Reproduce exactly the lines below from the one containing "Write a LaTeX" through the one containing "arc[start angle=18.1, end", including both, and nothing else.
··· Source data
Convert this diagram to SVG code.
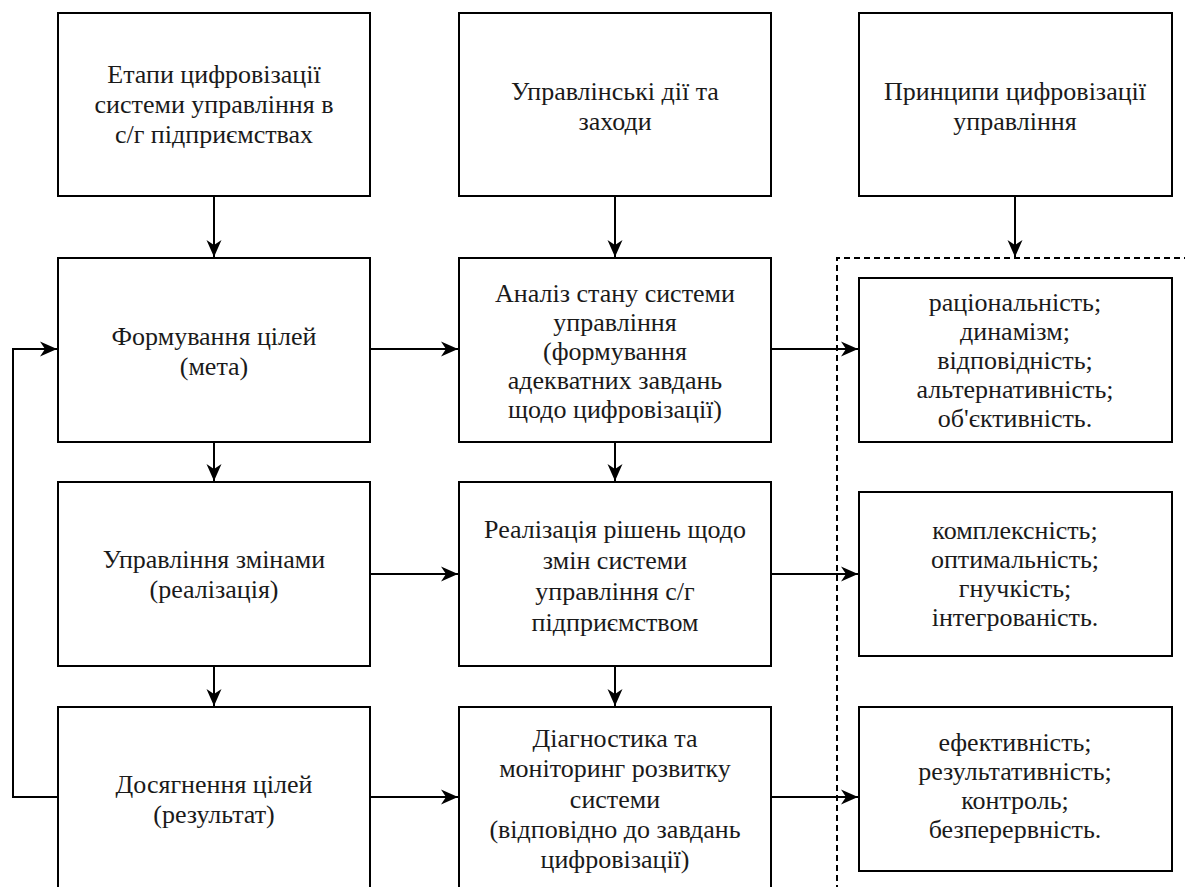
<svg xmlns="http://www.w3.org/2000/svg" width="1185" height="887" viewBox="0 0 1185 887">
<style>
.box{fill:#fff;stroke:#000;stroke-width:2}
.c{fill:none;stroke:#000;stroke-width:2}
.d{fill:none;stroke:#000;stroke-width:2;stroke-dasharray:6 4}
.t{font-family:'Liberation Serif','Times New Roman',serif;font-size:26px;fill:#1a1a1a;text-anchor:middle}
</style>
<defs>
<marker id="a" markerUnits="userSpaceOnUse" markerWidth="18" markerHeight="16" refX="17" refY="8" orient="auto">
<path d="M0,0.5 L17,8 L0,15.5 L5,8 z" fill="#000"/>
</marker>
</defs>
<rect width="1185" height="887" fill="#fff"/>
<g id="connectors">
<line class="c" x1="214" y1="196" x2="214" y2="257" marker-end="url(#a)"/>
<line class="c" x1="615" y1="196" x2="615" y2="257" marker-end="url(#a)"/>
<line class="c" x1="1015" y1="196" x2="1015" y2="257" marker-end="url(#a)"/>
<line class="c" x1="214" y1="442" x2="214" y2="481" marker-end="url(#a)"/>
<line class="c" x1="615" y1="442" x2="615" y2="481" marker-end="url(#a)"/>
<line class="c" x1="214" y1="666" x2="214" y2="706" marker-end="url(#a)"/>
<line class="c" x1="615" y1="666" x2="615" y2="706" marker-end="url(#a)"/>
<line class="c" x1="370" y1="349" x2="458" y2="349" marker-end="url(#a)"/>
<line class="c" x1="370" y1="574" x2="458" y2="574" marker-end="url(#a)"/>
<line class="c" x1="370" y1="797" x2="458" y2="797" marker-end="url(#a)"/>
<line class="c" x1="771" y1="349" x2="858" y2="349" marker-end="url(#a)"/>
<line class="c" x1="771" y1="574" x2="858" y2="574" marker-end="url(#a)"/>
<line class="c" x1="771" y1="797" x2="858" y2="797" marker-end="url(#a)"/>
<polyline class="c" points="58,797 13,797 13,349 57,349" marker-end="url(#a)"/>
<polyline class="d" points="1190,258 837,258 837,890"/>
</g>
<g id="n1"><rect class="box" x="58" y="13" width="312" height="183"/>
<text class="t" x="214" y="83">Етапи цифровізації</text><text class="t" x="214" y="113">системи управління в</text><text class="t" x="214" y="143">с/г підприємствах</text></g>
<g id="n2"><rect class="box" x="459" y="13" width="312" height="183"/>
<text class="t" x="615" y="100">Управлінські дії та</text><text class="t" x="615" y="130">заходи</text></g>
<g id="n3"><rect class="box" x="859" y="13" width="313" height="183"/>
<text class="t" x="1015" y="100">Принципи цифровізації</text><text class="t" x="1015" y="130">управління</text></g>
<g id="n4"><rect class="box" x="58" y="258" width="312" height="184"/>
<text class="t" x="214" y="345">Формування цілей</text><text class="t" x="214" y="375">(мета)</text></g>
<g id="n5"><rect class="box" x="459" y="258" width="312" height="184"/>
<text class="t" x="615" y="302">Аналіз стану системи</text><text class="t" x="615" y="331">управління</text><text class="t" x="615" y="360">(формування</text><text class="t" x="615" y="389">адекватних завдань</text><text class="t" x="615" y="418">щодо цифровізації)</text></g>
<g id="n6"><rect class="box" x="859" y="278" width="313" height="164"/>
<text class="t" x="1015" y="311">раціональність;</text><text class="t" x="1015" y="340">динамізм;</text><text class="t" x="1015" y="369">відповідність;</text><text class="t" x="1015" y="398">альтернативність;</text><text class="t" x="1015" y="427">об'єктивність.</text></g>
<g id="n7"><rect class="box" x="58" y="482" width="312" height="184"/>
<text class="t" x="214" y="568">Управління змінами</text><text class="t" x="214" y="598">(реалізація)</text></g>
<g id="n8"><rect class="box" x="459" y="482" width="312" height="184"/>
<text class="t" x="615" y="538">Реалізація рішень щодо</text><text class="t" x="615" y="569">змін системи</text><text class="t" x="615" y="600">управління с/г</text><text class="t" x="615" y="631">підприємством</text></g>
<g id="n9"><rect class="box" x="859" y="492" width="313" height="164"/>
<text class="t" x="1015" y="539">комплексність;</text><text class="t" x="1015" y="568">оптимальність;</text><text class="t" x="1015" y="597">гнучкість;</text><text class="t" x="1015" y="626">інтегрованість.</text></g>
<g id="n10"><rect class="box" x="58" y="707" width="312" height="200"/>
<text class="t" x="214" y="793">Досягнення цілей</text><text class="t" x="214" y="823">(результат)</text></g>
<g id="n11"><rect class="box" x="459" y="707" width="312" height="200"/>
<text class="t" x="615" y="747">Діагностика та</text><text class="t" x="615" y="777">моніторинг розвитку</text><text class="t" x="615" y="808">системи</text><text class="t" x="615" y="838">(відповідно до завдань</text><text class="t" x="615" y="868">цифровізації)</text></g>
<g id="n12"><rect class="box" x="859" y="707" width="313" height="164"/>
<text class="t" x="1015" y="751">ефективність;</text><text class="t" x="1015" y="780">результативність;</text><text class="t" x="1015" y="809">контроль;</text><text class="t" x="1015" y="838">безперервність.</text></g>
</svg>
······
··· Source data
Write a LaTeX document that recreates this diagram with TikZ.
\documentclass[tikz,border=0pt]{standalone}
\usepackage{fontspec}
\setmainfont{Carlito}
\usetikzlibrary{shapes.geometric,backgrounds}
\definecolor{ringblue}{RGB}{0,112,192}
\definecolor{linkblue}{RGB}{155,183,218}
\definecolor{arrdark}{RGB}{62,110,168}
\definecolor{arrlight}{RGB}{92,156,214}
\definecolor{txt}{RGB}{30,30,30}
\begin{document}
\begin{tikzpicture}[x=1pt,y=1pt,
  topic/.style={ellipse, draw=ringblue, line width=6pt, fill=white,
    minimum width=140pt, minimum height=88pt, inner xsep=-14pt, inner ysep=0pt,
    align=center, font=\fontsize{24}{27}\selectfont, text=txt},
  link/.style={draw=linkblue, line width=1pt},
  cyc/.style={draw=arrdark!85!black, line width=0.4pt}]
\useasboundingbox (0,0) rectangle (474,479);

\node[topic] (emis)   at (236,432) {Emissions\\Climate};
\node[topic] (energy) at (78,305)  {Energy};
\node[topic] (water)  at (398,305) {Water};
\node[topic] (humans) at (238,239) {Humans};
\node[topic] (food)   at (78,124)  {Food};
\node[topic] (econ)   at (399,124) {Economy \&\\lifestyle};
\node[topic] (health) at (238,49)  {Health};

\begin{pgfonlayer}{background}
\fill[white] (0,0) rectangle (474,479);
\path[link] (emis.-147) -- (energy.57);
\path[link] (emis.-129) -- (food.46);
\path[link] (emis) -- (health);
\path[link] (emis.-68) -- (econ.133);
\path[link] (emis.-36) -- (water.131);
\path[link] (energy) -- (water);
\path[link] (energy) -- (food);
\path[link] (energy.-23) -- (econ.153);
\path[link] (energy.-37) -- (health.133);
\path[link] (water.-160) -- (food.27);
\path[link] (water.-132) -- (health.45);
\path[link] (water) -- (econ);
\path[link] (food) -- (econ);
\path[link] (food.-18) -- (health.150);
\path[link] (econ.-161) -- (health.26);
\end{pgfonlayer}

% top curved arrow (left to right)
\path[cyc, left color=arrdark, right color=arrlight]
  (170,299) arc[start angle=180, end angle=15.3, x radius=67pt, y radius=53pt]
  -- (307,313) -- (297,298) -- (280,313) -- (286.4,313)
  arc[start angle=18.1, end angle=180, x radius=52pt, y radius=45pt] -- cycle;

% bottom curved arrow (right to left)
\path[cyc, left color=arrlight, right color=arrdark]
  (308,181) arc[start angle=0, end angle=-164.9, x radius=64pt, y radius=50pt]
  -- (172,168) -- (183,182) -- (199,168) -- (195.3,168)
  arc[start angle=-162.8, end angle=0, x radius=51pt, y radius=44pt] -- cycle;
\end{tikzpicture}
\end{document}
······
Reply to the exercise =
Write a LaTeX document that recreates this diagram with TikZ.
\documentclass[tikz,border=0pt]{standalone}
\usepackage{fontspec}
\setmainfont{Carlito}
\usetikzlibrary{shapes.geometric,backgrounds}
\definecolor{ringblue}{RGB}{0,112,192}
\definecolor{linkblue}{RGB}{155,183,218}
\definecolor{arrdark}{RGB}{62,110,168}
\definecolor{arrlight}{RGB}{92,156,214}
\definecolor{txt}{RGB}{30,30,30}
\begin{document}
\begin{tikzpicture}[x=1pt,y=1pt,
  topic/.style={ellipse, draw=ringblue, line width=6pt, fill=white,
    minimum width=140pt, minimum height=88pt, inner xsep=-14pt, inner ysep=0pt,
    align=center, font=\fontsize{24}{27}\selectfont, text=txt},
  link/.style={draw=linkblue, line width=1pt},
  cyc/.style={draw=arrdark!85!black, line width=0.4pt}]
\useasboundingbox (0,0) rectangle (474,479);

\node[topic] (emis)   at (236,432) {Emissions\\Climate};
\node[topic] (energy) at (78,305)  {Energy};
\node[topic] (water)  at (398,305) {Water};
\node[topic] (humans) at (238,239) {Humans};
\node[topic] (food)   at (78,124)  {Food};
\node[topic] (econ)   at (399,124) {Economy \&\\lifestyle};
\node[topic] (health) at (238,49)  {Health};

\begin{pgfonlayer}{background}
\fill[white] (0,0) rectangle (474,479);
\path[link] (emis.-147) -- (energy.57);
\path[link] (emis.-129) -- (food.46);
\path[link] (emis) -- (health);
\path[link] (emis.-68) -- (econ.133);
\path[link] (emis.-36) -- (water.131);
\path[link] (energy) -- (water);
\path[link] (energy) -- (food);
\path[link] (energy.-23) -- (econ.153);
\path[link] (energy.-37) -- (health.133);
\path[link] (water.-160) -- (food.27);
\path[link] (water.-132) -- (health.45);
\path[link] (water) -- (econ);
\path[link] (food) -- (econ);
\path[link] (food.-18) -- (health.150);
\path[link] (econ.-161) -- (health.26);
\end{pgfonlayer}

% top curved arrow (left to right)
\path[cyc, left color=arrdark, right color=arrlight]
  (170,299) arc[start angle=180, end angle=15.3, x radius=67pt, y radius=53pt]
  -- (307,313) -- (297,298) -- (280,313) -- (286.4,313)
  arc[start angle=18.1, end angle=180, x radius=52pt, y radius=45pt] -- cycle;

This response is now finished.